We are not sure if this dog was a Trump supporter but it definitely was the most extravagantly pampered dog that we have come across during our walks.
With the possibility of riots breaking out between Trump supporters and counter-protesters at the upcoming rally, many of the buildings downtown continued to be boarded up.
We saw “Fire Control Room” written at a number of places and thought that it would make a good name for a band.
We passed by a couple of Washington’s most iconic establishments. The Old Ebbitt Grill is a historic bar and restaurant. In one form or other the Grill has been around since the early 1800s but has been at its current location since 1983.

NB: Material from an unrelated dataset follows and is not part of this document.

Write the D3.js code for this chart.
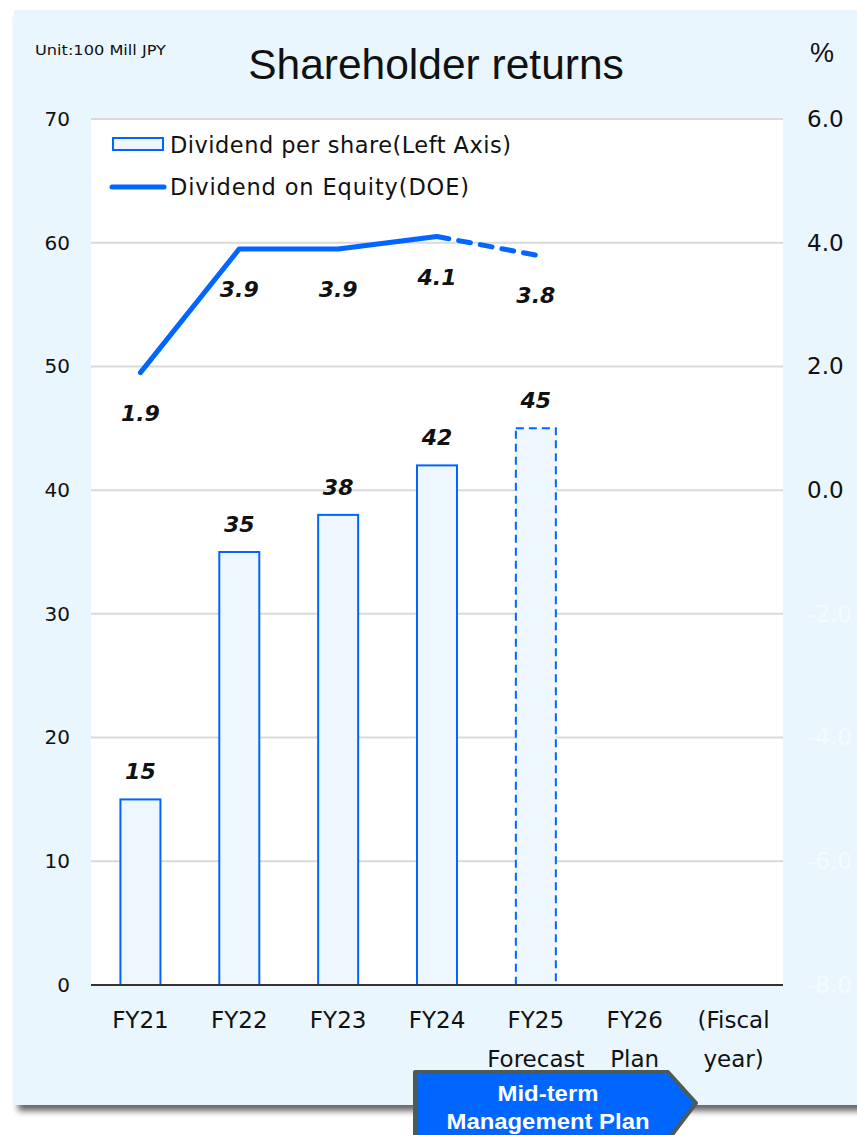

The Willard Hotel has been at its current location since 1847. The present Beaux-Arts style hotel, designed by Henry Janeway Hardenbergh, opened in 1901. Many Presidents have stayed at the hotel over the years. Faced with several assassination threats, Abraham Lincoln was smuggled in to the hotel where he stayed for a couple of weeks until his inauguration in 1861. In April 1922, the Vice President of the United States, Calvin Coolidge, was staying in the hotel when fire broke out and guests were evacuated. When he attempted to re-enter the hotel he was asked to identify himself by a fire marshall to which his response was “I’m the Vice President”. The unimpressed fire marshall relied “What are you Vice President of?” Other famous guests have included Mark Twain, Walt Whitman, The Duke of Windsor, Harry Houdini, Emily Dickinson, Charles Dickens and Martin Luther King Jr. who wrote his famous “I have a Dream” speech in his room at the hotel in 1963.

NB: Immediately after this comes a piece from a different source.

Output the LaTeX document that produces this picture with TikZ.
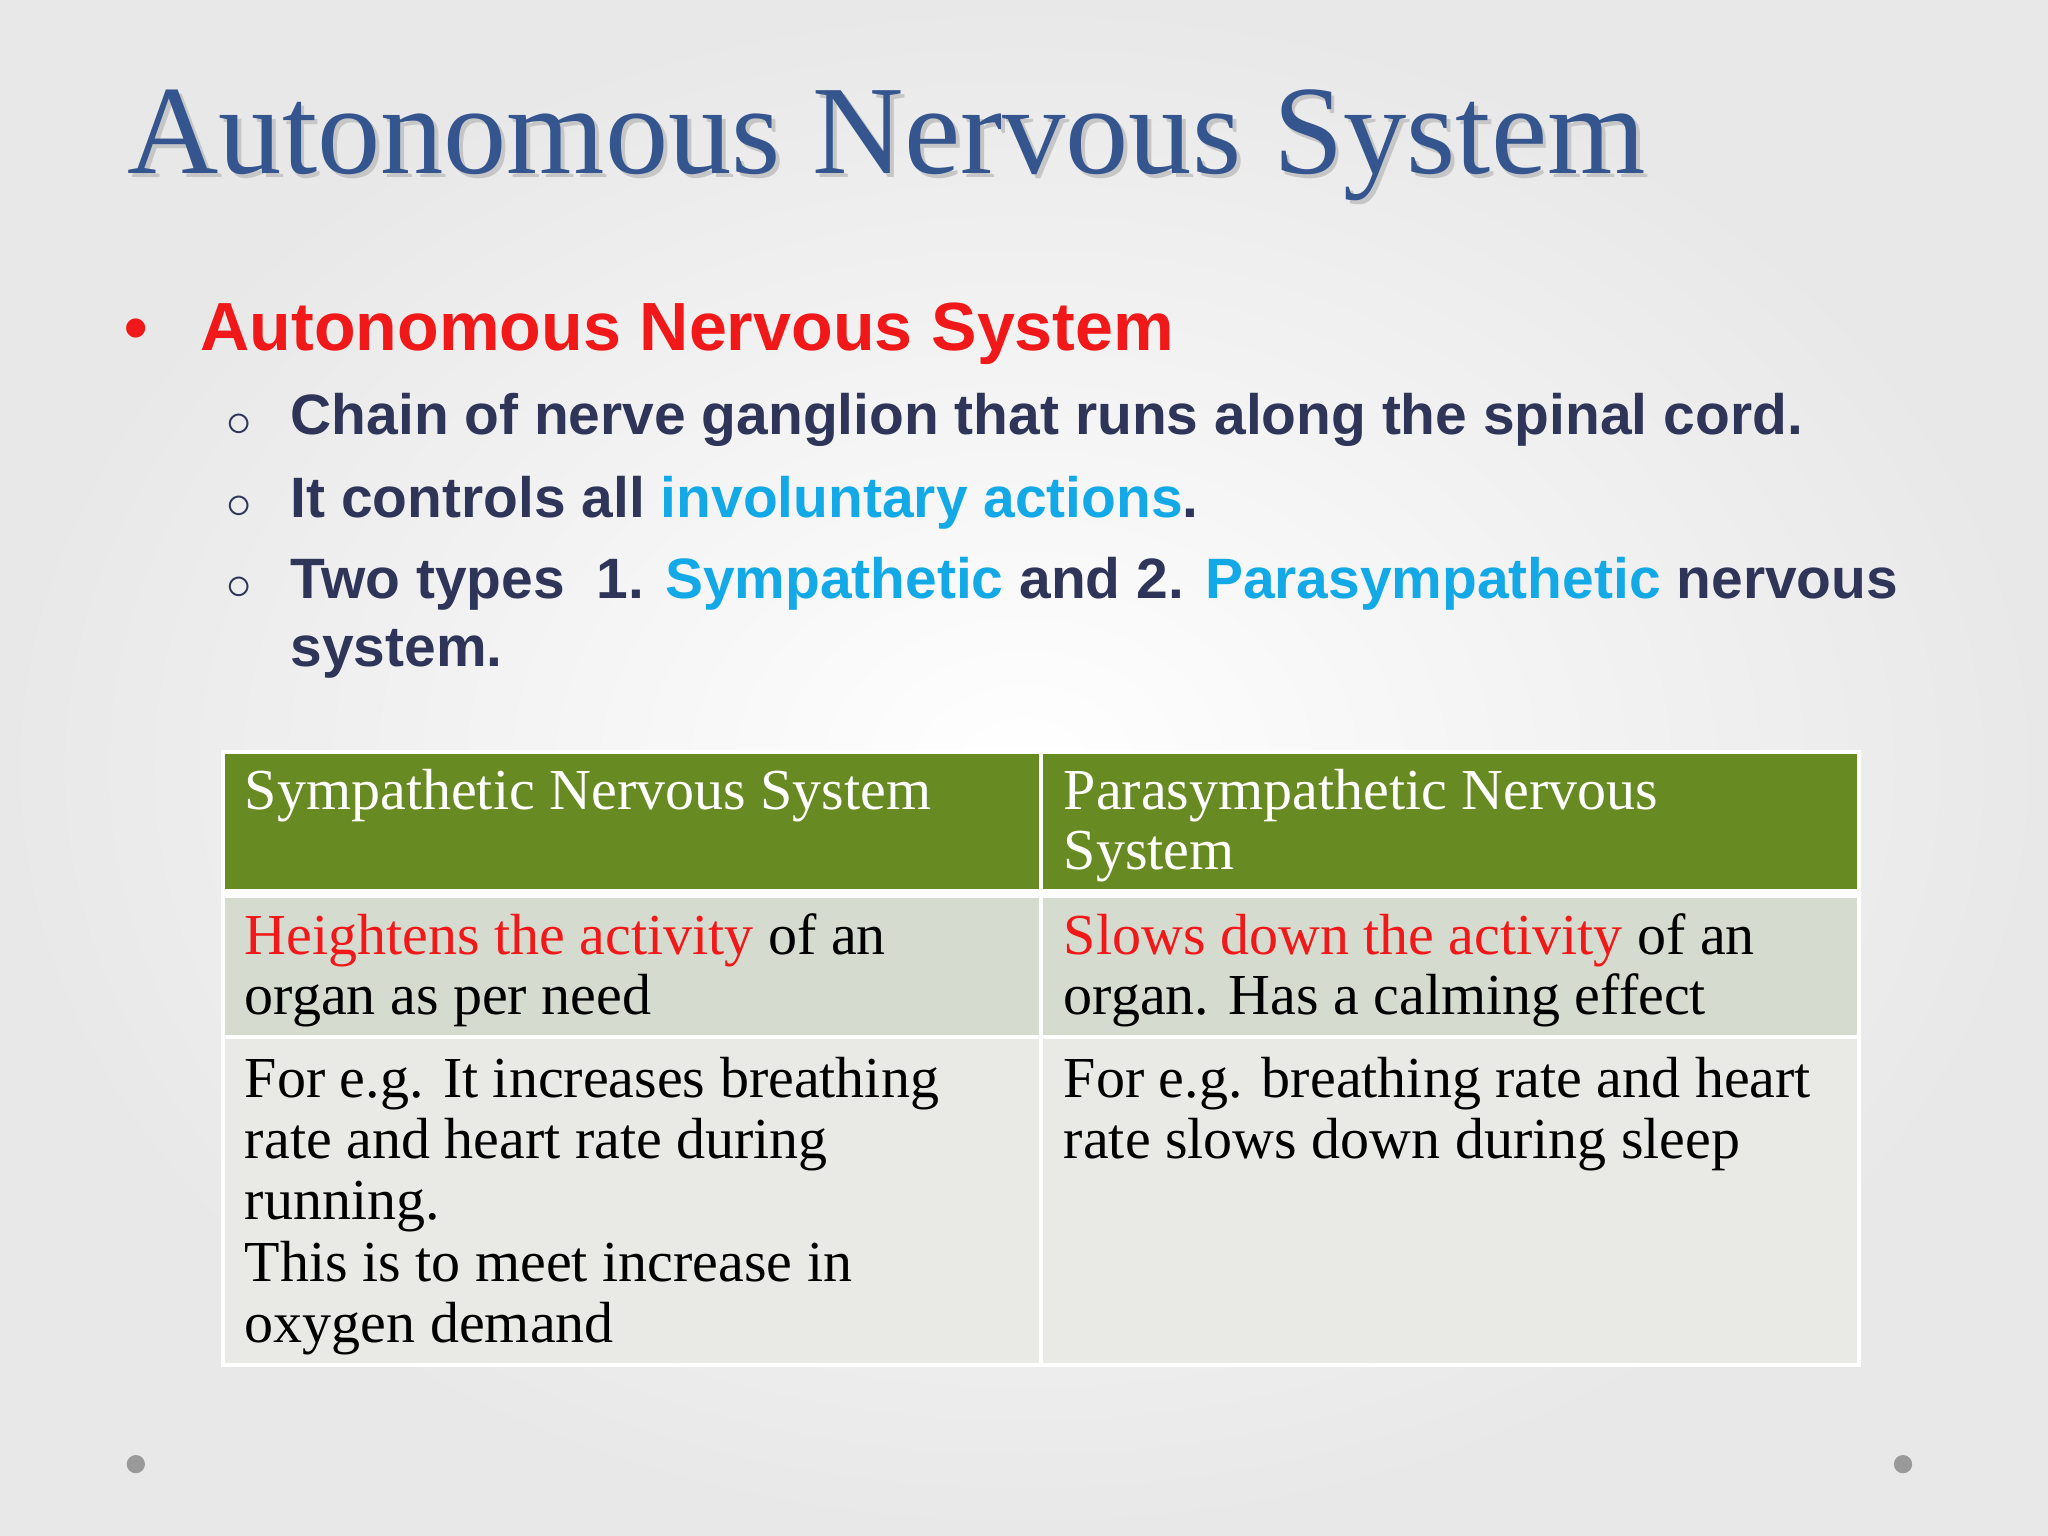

We liked the look of this bank with its ornate decoration.
We passed a number of massive Federal Government buildings, including the Commerce Department building
The Department of the Treasury
and the Department of Agriculture
The largest of them all was the Ronald Reagan building. At 3.1 million square feet it is the second largest federal building in the United States. Only the Pentagon is bigger.

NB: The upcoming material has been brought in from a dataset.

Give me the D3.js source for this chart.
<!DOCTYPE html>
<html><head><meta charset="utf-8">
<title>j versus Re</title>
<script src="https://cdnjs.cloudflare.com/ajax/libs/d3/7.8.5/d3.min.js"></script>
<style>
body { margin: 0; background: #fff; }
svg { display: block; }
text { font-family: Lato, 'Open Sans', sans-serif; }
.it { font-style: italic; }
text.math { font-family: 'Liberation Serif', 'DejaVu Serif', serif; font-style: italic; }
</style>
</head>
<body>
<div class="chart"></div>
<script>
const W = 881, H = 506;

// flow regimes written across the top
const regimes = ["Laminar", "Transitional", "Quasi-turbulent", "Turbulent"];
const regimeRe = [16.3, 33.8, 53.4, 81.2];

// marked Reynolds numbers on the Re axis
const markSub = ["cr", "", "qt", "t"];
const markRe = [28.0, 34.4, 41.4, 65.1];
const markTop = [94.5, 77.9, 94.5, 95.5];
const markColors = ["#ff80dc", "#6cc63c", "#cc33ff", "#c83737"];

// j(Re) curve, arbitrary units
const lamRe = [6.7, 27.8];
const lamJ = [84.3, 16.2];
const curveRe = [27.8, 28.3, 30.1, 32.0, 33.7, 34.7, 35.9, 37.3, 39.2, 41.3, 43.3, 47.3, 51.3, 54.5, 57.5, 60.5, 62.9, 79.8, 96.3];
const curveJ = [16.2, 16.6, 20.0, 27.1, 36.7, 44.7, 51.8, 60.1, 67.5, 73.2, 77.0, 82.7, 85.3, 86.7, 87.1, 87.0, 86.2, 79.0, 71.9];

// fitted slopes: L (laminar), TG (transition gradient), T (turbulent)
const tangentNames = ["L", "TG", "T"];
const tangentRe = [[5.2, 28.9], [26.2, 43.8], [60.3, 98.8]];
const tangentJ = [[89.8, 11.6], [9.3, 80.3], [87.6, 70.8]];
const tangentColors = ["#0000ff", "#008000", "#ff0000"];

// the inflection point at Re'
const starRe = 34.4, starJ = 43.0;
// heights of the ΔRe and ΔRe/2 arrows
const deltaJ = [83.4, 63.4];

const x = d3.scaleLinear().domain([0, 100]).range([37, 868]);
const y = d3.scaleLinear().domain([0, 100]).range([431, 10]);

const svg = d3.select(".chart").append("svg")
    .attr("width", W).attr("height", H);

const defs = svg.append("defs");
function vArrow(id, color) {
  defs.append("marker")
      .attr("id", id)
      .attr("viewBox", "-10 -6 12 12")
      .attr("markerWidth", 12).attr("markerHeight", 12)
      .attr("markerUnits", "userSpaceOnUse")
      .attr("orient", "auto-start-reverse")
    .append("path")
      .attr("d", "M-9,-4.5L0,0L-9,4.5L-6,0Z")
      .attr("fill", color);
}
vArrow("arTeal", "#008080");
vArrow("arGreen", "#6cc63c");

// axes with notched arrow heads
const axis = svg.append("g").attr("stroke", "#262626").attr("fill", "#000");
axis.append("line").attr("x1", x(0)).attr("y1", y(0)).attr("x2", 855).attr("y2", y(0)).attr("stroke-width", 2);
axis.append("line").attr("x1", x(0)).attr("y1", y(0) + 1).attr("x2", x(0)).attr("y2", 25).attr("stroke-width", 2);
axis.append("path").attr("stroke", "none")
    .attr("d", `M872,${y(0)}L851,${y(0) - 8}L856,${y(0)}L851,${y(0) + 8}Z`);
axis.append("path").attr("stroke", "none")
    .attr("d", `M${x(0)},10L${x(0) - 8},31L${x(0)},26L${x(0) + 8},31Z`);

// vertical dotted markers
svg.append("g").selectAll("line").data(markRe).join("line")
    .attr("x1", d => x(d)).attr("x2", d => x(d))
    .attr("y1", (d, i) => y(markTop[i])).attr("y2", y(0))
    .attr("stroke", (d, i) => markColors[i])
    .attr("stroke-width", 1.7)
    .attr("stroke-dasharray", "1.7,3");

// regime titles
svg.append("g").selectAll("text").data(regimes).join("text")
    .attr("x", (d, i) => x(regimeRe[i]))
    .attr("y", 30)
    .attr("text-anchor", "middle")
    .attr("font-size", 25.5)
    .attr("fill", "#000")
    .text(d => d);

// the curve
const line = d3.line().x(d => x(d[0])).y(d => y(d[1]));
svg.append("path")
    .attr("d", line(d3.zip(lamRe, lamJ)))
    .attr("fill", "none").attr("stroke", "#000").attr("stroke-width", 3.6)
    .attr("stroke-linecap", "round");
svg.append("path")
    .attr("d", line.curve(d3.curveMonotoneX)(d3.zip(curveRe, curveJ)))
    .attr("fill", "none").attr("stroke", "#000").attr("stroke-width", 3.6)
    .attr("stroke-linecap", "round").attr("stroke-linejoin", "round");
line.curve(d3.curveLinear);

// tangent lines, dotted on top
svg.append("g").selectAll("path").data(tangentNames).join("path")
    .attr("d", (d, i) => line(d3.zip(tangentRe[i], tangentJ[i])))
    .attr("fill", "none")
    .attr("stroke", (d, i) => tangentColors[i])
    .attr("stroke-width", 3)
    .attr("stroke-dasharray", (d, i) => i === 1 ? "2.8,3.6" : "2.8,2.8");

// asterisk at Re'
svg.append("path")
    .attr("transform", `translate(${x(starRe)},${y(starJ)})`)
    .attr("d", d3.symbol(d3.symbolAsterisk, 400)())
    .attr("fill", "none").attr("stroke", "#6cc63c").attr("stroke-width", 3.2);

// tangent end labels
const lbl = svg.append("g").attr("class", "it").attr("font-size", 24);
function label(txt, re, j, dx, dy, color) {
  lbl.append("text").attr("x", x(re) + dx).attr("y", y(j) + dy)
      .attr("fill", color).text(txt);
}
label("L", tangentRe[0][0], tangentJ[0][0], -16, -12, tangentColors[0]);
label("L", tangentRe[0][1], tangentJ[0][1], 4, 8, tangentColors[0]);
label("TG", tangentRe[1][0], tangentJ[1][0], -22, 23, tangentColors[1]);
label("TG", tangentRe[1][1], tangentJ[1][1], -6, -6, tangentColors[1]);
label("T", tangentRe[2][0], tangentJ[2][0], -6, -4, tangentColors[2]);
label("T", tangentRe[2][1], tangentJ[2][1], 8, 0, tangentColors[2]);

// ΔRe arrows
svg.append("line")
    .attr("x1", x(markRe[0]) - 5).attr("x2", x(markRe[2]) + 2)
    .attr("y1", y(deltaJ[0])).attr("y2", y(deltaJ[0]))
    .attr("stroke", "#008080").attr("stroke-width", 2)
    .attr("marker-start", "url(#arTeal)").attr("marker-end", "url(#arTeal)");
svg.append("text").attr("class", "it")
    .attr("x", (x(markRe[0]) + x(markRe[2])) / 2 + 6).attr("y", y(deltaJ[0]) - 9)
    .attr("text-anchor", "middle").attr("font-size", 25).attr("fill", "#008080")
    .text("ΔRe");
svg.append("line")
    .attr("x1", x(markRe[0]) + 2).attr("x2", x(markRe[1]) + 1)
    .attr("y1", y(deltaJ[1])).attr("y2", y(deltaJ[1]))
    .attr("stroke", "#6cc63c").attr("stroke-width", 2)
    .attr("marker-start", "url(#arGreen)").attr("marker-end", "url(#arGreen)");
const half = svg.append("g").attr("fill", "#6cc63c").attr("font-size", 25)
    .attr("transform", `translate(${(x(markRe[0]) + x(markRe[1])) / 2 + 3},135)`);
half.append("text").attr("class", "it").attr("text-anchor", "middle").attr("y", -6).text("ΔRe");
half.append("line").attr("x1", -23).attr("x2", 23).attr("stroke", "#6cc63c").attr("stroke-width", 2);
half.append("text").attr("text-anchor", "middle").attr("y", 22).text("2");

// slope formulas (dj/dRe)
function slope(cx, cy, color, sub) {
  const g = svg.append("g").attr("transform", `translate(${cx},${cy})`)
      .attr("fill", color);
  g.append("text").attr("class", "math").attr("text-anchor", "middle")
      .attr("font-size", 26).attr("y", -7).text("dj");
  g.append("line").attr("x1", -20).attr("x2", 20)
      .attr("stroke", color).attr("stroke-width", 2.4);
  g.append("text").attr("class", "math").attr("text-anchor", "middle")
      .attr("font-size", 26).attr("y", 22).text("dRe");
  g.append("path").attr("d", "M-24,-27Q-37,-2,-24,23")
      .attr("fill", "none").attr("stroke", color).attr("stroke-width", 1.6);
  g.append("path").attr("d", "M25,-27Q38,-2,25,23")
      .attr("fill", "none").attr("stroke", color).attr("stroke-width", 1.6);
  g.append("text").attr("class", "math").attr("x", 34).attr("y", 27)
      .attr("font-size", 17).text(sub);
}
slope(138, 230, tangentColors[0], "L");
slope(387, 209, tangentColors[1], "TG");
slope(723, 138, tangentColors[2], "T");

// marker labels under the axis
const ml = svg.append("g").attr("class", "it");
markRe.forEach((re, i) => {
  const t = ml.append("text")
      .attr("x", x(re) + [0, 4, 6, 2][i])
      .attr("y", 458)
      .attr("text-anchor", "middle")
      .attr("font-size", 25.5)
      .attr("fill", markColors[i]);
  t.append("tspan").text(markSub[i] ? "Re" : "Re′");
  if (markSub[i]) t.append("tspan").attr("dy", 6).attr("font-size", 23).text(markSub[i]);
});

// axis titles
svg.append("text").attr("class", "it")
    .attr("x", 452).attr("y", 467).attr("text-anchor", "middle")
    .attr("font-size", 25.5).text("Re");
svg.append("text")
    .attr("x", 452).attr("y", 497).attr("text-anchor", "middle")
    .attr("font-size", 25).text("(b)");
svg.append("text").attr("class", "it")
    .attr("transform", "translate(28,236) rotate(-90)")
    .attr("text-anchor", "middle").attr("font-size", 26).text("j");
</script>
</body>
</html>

In front of the Ronald Reagan building is the Oscar S. Straus Memorial, commemorating the accomplishments of the first Jew to serve in the cabinet of a U.S. president. Straus was the Secretary of Commerce and Labor under Theodore Roosevelt from 1906 to 1909. The memorial consists of a fountain and four statues.
One of the statues contains a quote by Joseph Addison (1672-1719), the English essayist, poet, playwright and politician. The full quote reads “The voice of reason is more to be regarded than the bent of any present inclination; since inclination will at length come over to reason, though we can never force reason to comply with inclination.” It seemed an apt quote for these times, when reason often seems to come a distant second to inclination.
Sitting on Freedom Plaza is another impressive government building. The Wilson Building houses the municipal offices and chambers of the Mayor and the Council of the District of Columbia. It is named for a long term Council member and former Council Chair, John A. Wilson. Wilson was active in the civil rights movement in the 1960s. Malcolm X once called Wilson “one of the funniest guys in the movement.” Wilson wrote the District’s tough anti-hate crimes laws as well as its human rights law, which is one of the most comprehensive in the country. Tragically, he committed suicide in 1993.
We also passed one of the District’s most important museums. The United States Holocaust Memorial Museum is the United States’ official memorial to the Holocaust. The museum opened in 1993 and provides for the documentation, study, and interpretation of Holocaust history.